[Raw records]
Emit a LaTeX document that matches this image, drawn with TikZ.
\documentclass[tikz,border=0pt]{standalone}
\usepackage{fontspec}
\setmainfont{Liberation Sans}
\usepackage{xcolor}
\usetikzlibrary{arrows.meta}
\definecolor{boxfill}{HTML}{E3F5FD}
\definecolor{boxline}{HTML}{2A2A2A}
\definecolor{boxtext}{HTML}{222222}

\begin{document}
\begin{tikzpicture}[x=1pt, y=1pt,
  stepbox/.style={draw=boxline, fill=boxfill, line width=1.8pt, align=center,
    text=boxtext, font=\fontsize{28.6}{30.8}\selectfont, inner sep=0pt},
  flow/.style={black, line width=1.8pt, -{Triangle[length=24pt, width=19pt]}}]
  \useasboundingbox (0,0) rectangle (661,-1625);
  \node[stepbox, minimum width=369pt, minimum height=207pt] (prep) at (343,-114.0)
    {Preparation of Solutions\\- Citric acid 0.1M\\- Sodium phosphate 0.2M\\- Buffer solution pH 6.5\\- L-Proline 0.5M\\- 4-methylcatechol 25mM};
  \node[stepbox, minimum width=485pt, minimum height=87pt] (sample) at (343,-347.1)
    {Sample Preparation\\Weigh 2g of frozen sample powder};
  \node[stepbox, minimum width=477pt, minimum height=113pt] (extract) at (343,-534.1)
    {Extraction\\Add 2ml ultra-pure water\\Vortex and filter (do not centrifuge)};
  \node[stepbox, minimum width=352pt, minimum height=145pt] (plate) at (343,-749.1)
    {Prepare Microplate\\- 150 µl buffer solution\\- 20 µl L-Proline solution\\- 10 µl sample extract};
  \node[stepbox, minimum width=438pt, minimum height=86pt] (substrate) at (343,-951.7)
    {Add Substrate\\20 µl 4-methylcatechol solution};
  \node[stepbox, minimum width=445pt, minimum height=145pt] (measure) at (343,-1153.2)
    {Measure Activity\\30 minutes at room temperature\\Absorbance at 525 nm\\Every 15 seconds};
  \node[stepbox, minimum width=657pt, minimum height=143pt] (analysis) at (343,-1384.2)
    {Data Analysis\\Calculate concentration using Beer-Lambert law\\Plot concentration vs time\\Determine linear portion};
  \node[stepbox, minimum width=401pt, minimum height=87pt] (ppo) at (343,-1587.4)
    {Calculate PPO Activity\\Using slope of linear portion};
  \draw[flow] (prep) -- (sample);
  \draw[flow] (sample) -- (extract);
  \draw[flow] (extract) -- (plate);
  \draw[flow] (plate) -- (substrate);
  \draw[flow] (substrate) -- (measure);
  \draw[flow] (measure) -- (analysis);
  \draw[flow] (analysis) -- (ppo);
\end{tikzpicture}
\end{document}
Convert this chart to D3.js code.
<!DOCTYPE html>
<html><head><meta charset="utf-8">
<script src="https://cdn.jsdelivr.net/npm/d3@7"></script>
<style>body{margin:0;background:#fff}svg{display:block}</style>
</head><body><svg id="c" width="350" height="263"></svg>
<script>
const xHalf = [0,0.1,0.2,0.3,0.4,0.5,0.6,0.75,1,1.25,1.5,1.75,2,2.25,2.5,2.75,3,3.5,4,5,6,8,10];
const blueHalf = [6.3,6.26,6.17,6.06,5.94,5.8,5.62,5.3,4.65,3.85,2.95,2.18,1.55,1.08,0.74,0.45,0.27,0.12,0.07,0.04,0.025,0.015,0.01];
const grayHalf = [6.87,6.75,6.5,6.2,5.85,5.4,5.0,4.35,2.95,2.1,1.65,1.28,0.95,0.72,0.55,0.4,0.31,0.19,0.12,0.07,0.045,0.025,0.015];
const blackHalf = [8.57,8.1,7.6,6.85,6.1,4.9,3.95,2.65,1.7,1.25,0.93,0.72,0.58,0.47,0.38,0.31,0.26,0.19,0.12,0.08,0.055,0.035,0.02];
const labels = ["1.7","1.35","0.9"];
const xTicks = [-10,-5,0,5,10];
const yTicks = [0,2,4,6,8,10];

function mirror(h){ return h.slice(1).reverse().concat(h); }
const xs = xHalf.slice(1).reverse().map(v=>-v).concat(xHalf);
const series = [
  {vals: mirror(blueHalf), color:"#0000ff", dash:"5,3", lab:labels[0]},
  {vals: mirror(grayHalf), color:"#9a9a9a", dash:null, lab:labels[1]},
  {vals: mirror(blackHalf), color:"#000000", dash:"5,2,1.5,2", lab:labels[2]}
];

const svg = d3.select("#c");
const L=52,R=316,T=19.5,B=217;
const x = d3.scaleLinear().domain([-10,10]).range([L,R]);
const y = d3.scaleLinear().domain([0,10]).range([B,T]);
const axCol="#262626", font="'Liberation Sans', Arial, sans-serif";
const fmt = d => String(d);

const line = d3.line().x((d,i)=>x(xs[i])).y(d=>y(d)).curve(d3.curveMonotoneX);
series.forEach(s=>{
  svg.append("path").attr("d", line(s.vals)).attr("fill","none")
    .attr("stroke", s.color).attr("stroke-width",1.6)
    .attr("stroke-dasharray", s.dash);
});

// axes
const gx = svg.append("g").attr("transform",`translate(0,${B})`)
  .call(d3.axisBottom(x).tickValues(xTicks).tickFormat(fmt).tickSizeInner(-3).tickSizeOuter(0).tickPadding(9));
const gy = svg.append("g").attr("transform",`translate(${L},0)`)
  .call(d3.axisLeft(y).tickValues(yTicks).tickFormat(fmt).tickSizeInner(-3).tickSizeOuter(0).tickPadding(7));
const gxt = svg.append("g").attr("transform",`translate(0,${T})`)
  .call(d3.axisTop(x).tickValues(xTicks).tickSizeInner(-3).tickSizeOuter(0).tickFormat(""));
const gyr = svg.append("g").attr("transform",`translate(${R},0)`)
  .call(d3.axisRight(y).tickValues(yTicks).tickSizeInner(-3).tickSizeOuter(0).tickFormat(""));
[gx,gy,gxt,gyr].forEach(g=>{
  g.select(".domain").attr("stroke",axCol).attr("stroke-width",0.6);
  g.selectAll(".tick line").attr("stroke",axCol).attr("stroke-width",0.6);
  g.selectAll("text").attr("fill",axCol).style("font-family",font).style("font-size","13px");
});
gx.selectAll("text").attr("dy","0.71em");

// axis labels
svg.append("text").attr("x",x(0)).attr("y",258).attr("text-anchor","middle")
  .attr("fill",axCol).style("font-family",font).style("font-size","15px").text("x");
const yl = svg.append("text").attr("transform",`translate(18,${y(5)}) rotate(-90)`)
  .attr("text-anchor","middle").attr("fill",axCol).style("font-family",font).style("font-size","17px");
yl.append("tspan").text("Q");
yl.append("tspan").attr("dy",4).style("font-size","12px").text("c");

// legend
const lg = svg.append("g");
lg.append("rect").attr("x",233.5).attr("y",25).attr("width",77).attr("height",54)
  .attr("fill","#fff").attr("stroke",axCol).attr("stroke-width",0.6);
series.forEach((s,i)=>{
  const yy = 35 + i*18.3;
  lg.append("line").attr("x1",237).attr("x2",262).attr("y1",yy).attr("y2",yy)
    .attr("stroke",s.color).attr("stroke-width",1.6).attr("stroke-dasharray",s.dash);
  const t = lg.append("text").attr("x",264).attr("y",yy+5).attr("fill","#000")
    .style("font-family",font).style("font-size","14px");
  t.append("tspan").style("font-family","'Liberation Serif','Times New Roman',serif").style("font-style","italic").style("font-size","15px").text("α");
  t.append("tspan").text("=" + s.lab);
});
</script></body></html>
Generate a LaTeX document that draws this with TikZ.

SHORT EXERCISE:
Nothing should be left out: repeat all of the data exactly.

EXPECTED ANSWER:
Emit a LaTeX document that matches this image, drawn with TikZ.
\documentclass[tikz,border=0pt]{standalone}
\usepackage{fontspec}
\setmainfont{Liberation Sans}
\usepackage{xcolor}
\usetikzlibrary{arrows.meta}
\definecolor{boxfill}{HTML}{E3F5FD}
\definecolor{boxline}{HTML}{2A2A2A}
\definecolor{boxtext}{HTML}{222222}

\begin{document}
\begin{tikzpicture}[x=1pt, y=1pt,
  stepbox/.style={draw=boxline, fill=boxfill, line width=1.8pt, align=center,
    text=boxtext, font=\fontsize{28.6}{30.8}\selectfont, inner sep=0pt},
  flow/.style={black, line width=1.8pt, -{Triangle[length=24pt, width=19pt]}}]
  \useasboundingbox (0,0) rectangle (661,-1625);
  \node[stepbox, minimum width=369pt, minimum height=207pt] (prep) at (343,-114.0)
    {Preparation of Solutions\\- Citric acid 0.1M\\- Sodium phosphate 0.2M\\- Buffer solution pH 6.5\\- L-Proline 0.5M\\- 4-methylcatechol 25mM};
  \node[stepbox, minimum width=485pt, minimum height=87pt] (sample) at (343,-347.1)
    {Sample Preparation\\Weigh 2g of frozen sample powder};
  \node[stepbox, minimum width=477pt, minimum height=113pt] (extract) at (343,-534.1)
    {Extraction\\Add 2ml ultra-pure water\\Vortex and filter (do not centrifuge)};
  \node[stepbox, minimum width=352pt, minimum height=145pt] (plate) at (343,-749.1)
    {Prepare Microplate\\- 150 µl buffer solution\\- 20 µl L-Proline solution\\- 10 µl sample extract};
  \node[stepbox, minimum width=438pt, minimum height=86pt] (substrate) at (343,-951.7)
    {Add Substrate\\20 µl 4-methylcatechol solution};
  \node[stepbox, minimum width=445pt, minimum height=145pt] (measure) at (343,-1153.2)
    {Measure Activity\\30 minutes at room temperature\\Absorbance at 525 nm\\Every 15 seconds};
  \node[stepbox, minimum width=657pt, minimum height=143pt] (analysis) at (343,-1384.2)
    {Data Analysis\\Calculate concentration using Beer-Lambert law\\Plot concentration vs time\\Determine linear portion};
  \node[stepbox, minimum width=401pt, minimum height=87pt] (ppo) at (343,-1587.4)
    {Calculate PPO Activity\\Using slope of linear portion};
  \draw[flow] (prep) -- (sample);
  \draw[flow] (sample) -- (extract);
  \draw[flow] (extract) -- (plate);
  \draw[flow] (plate) -- (substrate);
  \draw[flow] (substrate) -- (measure);
  \draw[flow] (measure) -- (analysis);
  \draw[flow] (analysis) -- (ppo);
\end{tikzpicture}
\end{document}
Convert this chart to D3.js code.
<!DOCTYPE html>
<html><head><meta charset="utf-8">
<script src="https://cdn.jsdelivr.net/npm/d3@7"></script>
<style>body{margin:0;background:#fff}svg{display:block}</style>
</head><body><svg id="c" width="350" height="263"></svg>
<script>
const xHalf = [0,0.1,0.2,0.3,0.4,0.5,0.6,0.75,1,1.25,1.5,1.75,2,2.25,2.5,2.75,3,3.5,4,5,6,8,10];
const blueHalf = [6.3,6.26,6.17,6.06,5.94,5.8,5.62,5.3,4.65,3.85,2.95,2.18,1.55,1.08,0.74,0.45,0.27,0.12,0.07,0.04,0.025,0.015,0.01];
const grayHalf = [6.87,6.75,6.5,6.2,5.85,5.4,5.0,4.35,2.95,2.1,1.65,1.28,0.95,0.72,0.55,0.4,0.31,0.19,0.12,0.07,0.045,0.025,0.015];
const blackHalf = [8.57,8.1,7.6,6.85,6.1,4.9,3.95,2.65,1.7,1.25,0.93,0.72,0.58,0.47,0.38,0.31,0.26,0.19,0.12,0.08,0.055,0.035,0.02];
const labels = ["1.7","1.35","0.9"];
const xTicks = [-10,-5,0,5,10];
const yTicks = [0,2,4,6,8,10];

function mirror(h){ return h.slice(1).reverse().concat(h); }
const xs = xHalf.slice(1).reverse().map(v=>-v).concat(xHalf);
const series = [
  {vals: mirror(blueHalf), color:"#0000ff", dash:"5,3", lab:labels[0]},
  {vals: mirror(grayHalf), color:"#9a9a9a", dash:null, lab:labels[1]},
  {vals: mirror(blackHalf), color:"#000000", dash:"5,2,1.5,2", lab:labels[2]}
];

const svg = d3.select("#c");
const L=52,R=316,T=19.5,B=217;
const x = d3.scaleLinear().domain([-10,10]).range([L,R]);
const y = d3.scaleLinear().domain([0,10]).range([B,T]);
const axCol="#262626", font="'Liberation Sans', Arial, sans-serif";
const fmt = d => String(d);

const line = d3.line().x((d,i)=>x(xs[i])).y(d=>y(d)).curve(d3.curveMonotoneX);
series.forEach(s=>{
  svg.append("path").attr("d", line(s.vals)).attr("fill","none")
    .attr("stroke", s.color).attr("stroke-width",1.6)
    .attr("stroke-dasharray", s.dash);
});

// axes
const gx = svg.append("g").attr("transform",`translate(0,${B})`)
  .call(d3.axisBottom(x).tickValues(xTicks).tickFormat(fmt).tickSizeInner(-3).tickSizeOuter(0).tickPadding(9));
const gy = svg.append("g").attr("transform",`translate(${L},0)`)
  .call(d3.axisLeft(y).tickValues(yTicks).tickFormat(fmt).tickSizeInner(-3).tickSizeOuter(0).tickPadding(7));
const gxt = svg.append("g").attr("transform",`translate(0,${T})`)
  .call(d3.axisTop(x).tickValues(xTicks).tickSizeInner(-3).tickSizeOuter(0).tickFormat(""));
const gyr = svg.append("g").attr("transform",`translate(${R},0)`)
  .call(d3.axisRight(y).tickValues(yTicks).tickSizeInner(-3).tickSizeOuter(0).tickFormat(""));
[gx,gy,gxt,gyr].forEach(g=>{
  g.select(".domain").attr("stroke",axCol).attr("stroke-width",0.6);
  g.selectAll(".tick line").attr("stroke",axCol).attr("stroke-width",0.6);
  g.selectAll("text").attr("fill",axCol).style("font-family",font).style("font-size","13px");
});
gx.selectAll("text").attr("dy","0.71em");

// axis labels
svg.append("text").attr("x",x(0)).attr("y",258).attr("text-anchor","middle")
  .attr("fill",axCol).style("font-family",font).style("font-size","15px").text("x");
const yl = svg.append("text").attr("transform",`translate(18,${y(5)}) rotate(-90)`)
  .attr("text-anchor","middle").attr("fill",axCol).style("font-family",font).style("font-size","17px");
yl.append("tspan").text("Q");
yl.append("tspan").attr("dy",4).style("font-size","12px").text("c");

// legend
const lg = svg.append("g");
lg.append("rect").attr("x",233.5).attr("y",25).attr("width",77).attr("height",54)
  .attr("fill","#fff").attr("stroke",axCol).attr("stroke-width",0.6);
series.forEach((s,i)=>{
  const yy = 35 + i*18.3;
  lg.append("line").attr("x1",237).attr("x2",262).attr("y1",yy).attr("y2",yy)
    .attr("stroke",s.color).attr("stroke-width",1.6).attr("stroke-dasharray",s.dash);
  const t = lg.append("text").attr("x",264).attr("y",yy+5).attr("fill","#000")
    .style("font-family",font).style("font-size","14px");
  t.append("tspan").style("font-family","'Liberation Serif','Times New Roman',serif").style("font-style","italic").style("font-size","15px").text("α");
  t.append("tspan").text("=" + s.lab);
});
</script></body></html>
Generate a LaTeX document that draws this with TikZ.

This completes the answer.